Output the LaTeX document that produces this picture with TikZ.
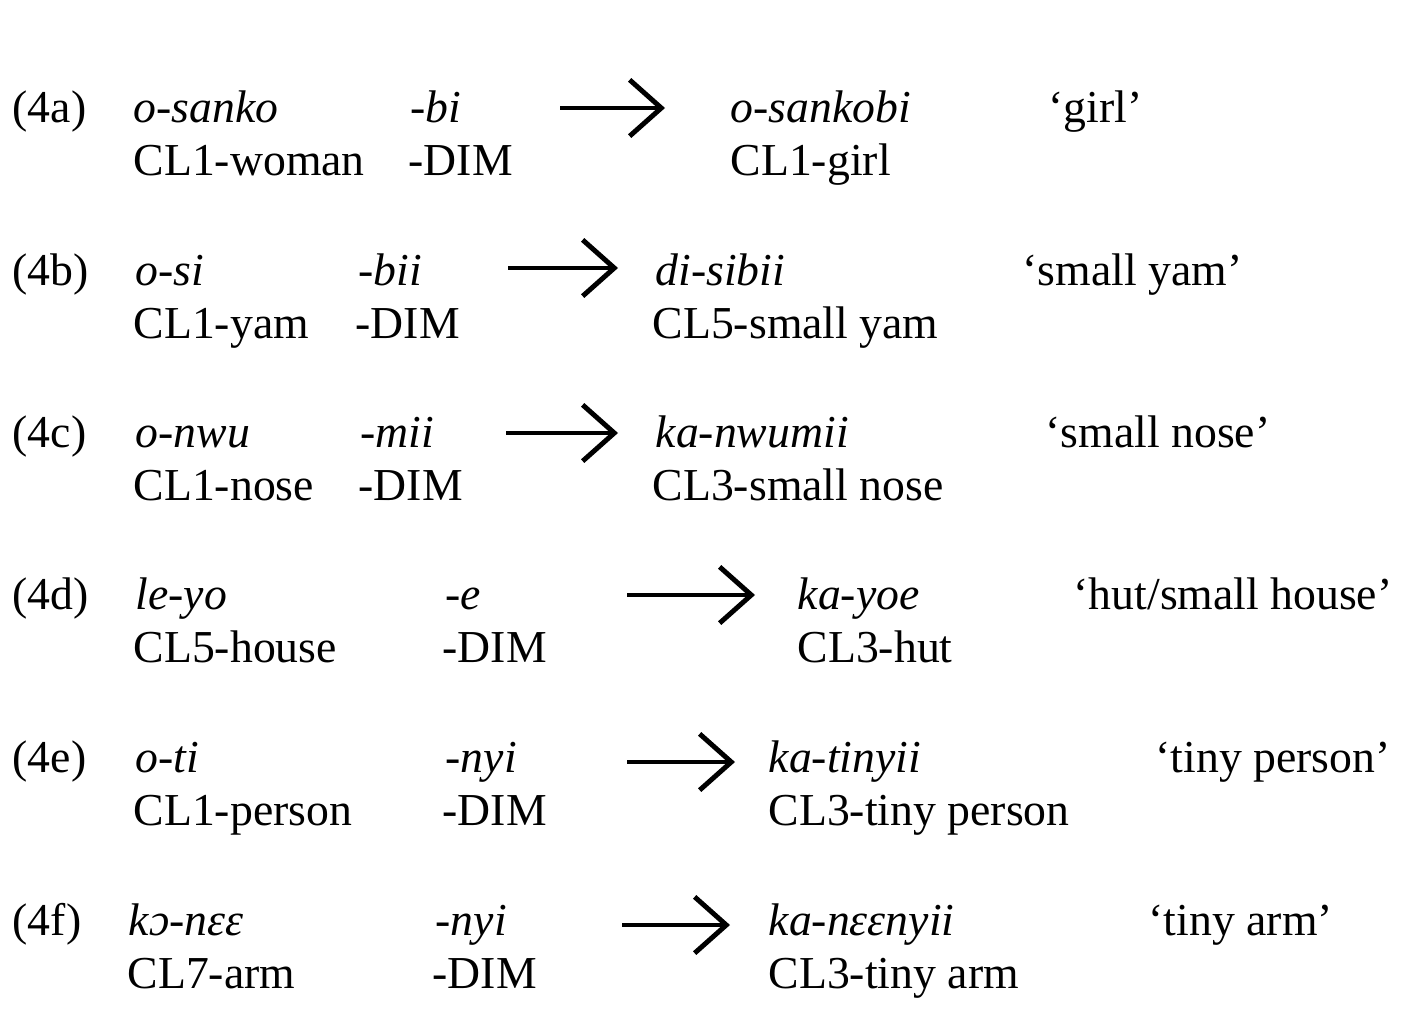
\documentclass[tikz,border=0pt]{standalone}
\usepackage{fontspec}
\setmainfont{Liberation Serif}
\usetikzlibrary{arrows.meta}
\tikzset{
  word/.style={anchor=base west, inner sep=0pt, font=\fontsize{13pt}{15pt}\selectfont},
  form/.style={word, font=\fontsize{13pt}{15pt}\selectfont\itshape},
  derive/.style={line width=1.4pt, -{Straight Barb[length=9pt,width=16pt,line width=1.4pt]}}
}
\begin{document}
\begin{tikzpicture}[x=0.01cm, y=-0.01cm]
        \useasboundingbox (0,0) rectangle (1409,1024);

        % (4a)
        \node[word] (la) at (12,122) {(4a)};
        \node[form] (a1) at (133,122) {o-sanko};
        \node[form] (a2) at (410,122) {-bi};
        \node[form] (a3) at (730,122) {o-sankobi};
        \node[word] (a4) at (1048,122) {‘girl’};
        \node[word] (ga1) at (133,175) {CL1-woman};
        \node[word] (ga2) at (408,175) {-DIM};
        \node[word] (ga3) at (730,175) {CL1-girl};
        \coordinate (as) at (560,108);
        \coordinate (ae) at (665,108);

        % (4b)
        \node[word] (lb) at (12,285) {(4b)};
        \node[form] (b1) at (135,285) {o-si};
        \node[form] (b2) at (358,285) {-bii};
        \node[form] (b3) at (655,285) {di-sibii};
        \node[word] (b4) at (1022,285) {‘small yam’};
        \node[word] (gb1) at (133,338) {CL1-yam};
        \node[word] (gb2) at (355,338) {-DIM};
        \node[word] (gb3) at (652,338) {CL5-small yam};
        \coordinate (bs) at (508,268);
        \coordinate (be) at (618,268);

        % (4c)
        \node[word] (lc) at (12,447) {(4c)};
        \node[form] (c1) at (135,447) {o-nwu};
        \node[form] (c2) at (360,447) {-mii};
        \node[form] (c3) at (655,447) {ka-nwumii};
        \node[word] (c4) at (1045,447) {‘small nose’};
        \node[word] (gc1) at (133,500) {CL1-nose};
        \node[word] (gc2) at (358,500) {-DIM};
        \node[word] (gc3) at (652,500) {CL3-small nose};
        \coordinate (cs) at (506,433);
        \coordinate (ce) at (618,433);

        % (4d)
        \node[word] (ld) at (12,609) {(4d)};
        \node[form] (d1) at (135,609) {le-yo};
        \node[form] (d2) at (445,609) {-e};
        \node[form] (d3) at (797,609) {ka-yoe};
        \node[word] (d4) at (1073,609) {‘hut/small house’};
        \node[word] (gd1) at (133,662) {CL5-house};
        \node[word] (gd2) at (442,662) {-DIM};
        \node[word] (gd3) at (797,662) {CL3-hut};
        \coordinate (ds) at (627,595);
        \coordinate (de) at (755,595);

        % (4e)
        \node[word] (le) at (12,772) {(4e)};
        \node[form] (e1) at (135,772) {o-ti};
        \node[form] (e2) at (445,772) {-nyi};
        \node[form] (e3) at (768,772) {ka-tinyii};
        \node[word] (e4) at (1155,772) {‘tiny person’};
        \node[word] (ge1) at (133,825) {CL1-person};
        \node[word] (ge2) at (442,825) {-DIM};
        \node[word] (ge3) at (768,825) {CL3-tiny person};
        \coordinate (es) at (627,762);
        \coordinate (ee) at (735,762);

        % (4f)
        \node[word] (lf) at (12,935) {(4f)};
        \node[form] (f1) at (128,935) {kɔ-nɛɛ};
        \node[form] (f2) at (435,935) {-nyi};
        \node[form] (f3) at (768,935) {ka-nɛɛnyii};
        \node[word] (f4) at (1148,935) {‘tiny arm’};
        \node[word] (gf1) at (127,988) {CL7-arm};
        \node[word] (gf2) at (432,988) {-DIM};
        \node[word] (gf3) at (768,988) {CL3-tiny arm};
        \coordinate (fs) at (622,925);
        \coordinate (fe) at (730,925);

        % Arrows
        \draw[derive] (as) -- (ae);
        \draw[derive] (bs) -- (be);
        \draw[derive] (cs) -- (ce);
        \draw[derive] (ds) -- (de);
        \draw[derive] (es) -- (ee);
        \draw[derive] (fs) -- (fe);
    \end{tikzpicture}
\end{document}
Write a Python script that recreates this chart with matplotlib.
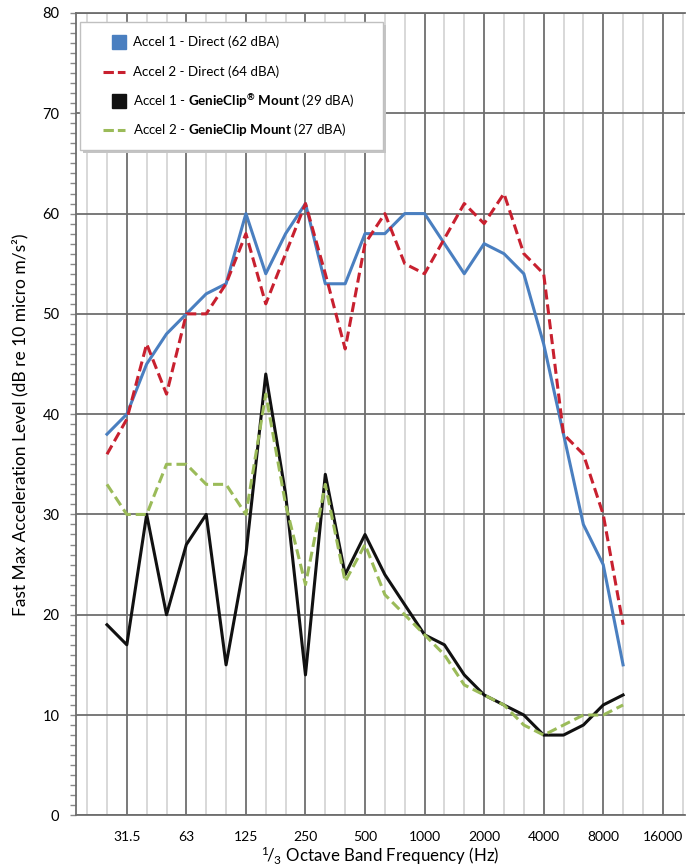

----

Instructions to follow
Pictures are excluded; copy every other part of the records exactly.

Correct response
Output the LaTeX document that produces this picture with TikZ.
\documentclass[tikz,border=0pt]{standalone}
\usepackage{fontspec}
\setmainfont{Liberation Serif}
\usetikzlibrary{arrows.meta}
\tikzset{
  word/.style={anchor=base west, inner sep=0pt, font=\fontsize{13pt}{15pt}\selectfont},
  form/.style={word, font=\fontsize{13pt}{15pt}\selectfont\itshape},
  derive/.style={line width=1.4pt, -{Straight Barb[length=9pt,width=16pt,line width=1.4pt]}}
}
\begin{document}
\begin{tikzpicture}[x=0.01cm, y=-0.01cm]
        \useasboundingbox (0,0) rectangle (1409,1024);

        % (4a)
        \node[word] (la) at (12,122) {(4a)};
        \node[form] (a1) at (133,122) {o-sanko};
        \node[form] (a2) at (410,122) {-bi};
        \node[form] (a3) at (730,122) {o-sankobi};
        \node[word] (a4) at (1048,122) {‘girl’};
        \node[word] (ga1) at (133,175) {CL1-woman};
        \node[word] (ga2) at (408,175) {-DIM};
        \node[word] (ga3) at (730,175) {CL1-girl};
        \coordinate (as) at (560,108);
        \coordinate (ae) at (665,108);

        % (4b)
        \node[word] (lb) at (12,285) {(4b)};
        \node[form] (b1) at (135,285) {o-si};
        \node[form] (b2) at (358,285) {-bii};
        \node[form] (b3) at (655,285) {di-sibii};
        \node[word] (b4) at (1022,285) {‘small yam’};
        \node[word] (gb1) at (133,338) {CL1-yam};
        \node[word] (gb2) at (355,338) {-DIM};
        \node[word] (gb3) at (652,338) {CL5-small yam};
        \coordinate (bs) at (508,268);
        \coordinate (be) at (618,268);

        % (4c)
        \node[word] (lc) at (12,447) {(4c)};
        \node[form] (c1) at (135,447) {o-nwu};
        \node[form] (c2) at (360,447) {-mii};
        \node[form] (c3) at (655,447) {ka-nwumii};
        \node[word] (c4) at (1045,447) {‘small nose’};
        \node[word] (gc1) at (133,500) {CL1-nose};
        \node[word] (gc2) at (358,500) {-DIM};
        \node[word] (gc3) at (652,500) {CL3-small nose};
        \coordinate (cs) at (506,433);
        \coordinate (ce) at (618,433);

        % (4d)
        \node[word] (ld) at (12,609) {(4d)};
        \node[form] (d1) at (135,609) {le-yo};
        \node[form] (d2) at (445,609) {-e};
        \node[form] (d3) at (797,609) {ka-yoe};
        \node[word] (d4) at (1073,609) {‘hut/small house’};
        \node[word] (gd1) at (133,662) {CL5-house};
        \node[word] (gd2) at (442,662) {-DIM};
        \node[word] (gd3) at (797,662) {CL3-hut};
        \coordinate (ds) at (627,595);
        \coordinate (de) at (755,595);

        % (4e)
        \node[word] (le) at (12,772) {(4e)};
        \node[form] (e1) at (135,772) {o-ti};
        \node[form] (e2) at (445,772) {-nyi};
        \node[form] (e3) at (768,772) {ka-tinyii};
        \node[word] (e4) at (1155,772) {‘tiny person’};
        \node[word] (ge1) at (133,825) {CL1-person};
        \node[word] (ge2) at (442,825) {-DIM};
        \node[word] (ge3) at (768,825) {CL3-tiny person};
        \coordinate (es) at (627,762);
        \coordinate (ee) at (735,762);

        % (4f)
        \node[word] (lf) at (12,935) {(4f)};
        \node[form] (f1) at (128,935) {kɔ-nɛɛ};
        \node[form] (f2) at (435,935) {-nyi};
        \node[form] (f3) at (768,935) {ka-nɛɛnyii};
        \node[word] (f4) at (1148,935) {‘tiny arm’};
        \node[word] (gf1) at (127,988) {CL7-arm};
        \node[word] (gf2) at (432,988) {-DIM};
        \node[word] (gf3) at (768,988) {CL3-tiny arm};
        \coordinate (fs) at (622,925);
        \coordinate (fe) at (730,925);

        % Arrows
        \draw[derive] (as) -- (ae);
        \draw[derive] (bs) -- (be);
        \draw[derive] (cs) -- (ce);
        \draw[derive] (ds) -- (de);
        \draw[derive] (es) -- (ee);
        \draw[derive] (fs) -- (fe);
    \end{tikzpicture}
\end{document}
Write a Python script that recreates this chart with matplotlib.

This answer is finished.